Construction. Both screens are exceptionally well built, with aluminum frames covered in black, light-absorbing cloth and snap-on screen fabric. After putting together several screens over the past year for individual reviews as well as our budget screens shootout, it's very easy to appreciate the snap-on system. It's easy on your thumbs and goes together quickly with a minimum of fuss.
A perfect projector screen does not change the way the light from the projector reflects. It does not cause a shift in color. It does not cause a loss of detail. It does not appear brighter or dimmer depending on where you sit. A perfect projector screen, in other words, is invisible.

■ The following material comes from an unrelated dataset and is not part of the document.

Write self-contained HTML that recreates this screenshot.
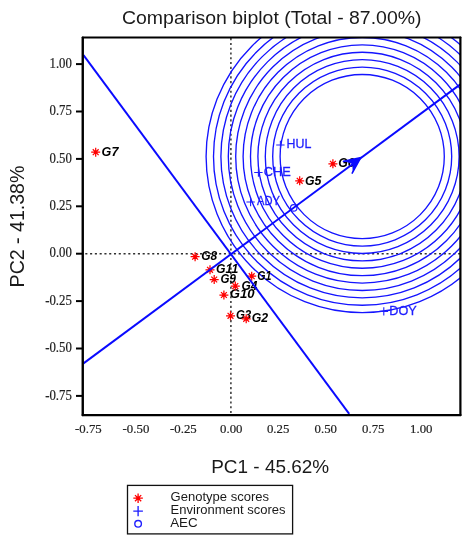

Simply put, the Studiotek 100 comes closer to perfect neutrality than any projector screen we've ever seen. It has perfect color balance, near-perfect 1.0 gain at all points, no half-gain angle, and a smooth, pristine HD surface. It is a professional screen for use in absolute light controlled rooms. It is ideal for situations in which you want to see exactly what the projector is delivering, with no interpretive nuance being added by the screen. We have given the Studiotek 100 an Editor's Choice Award. It is highly recommended for professional use in absolute light controlled conditions.
Since Stewart's popular Studiotek 130, a 1.3 gain white screen, has been widely recognized as a leading home theater product for many years, the introduction of the similarly named Studiotek 100 might lead consumers to imagine that this product may be appropriate for home theater as well. But for home theater enthusiasts, in all but the rarest cases the Studiotek 130 G3 or the Grayhawk RS G3 will still be the best choice.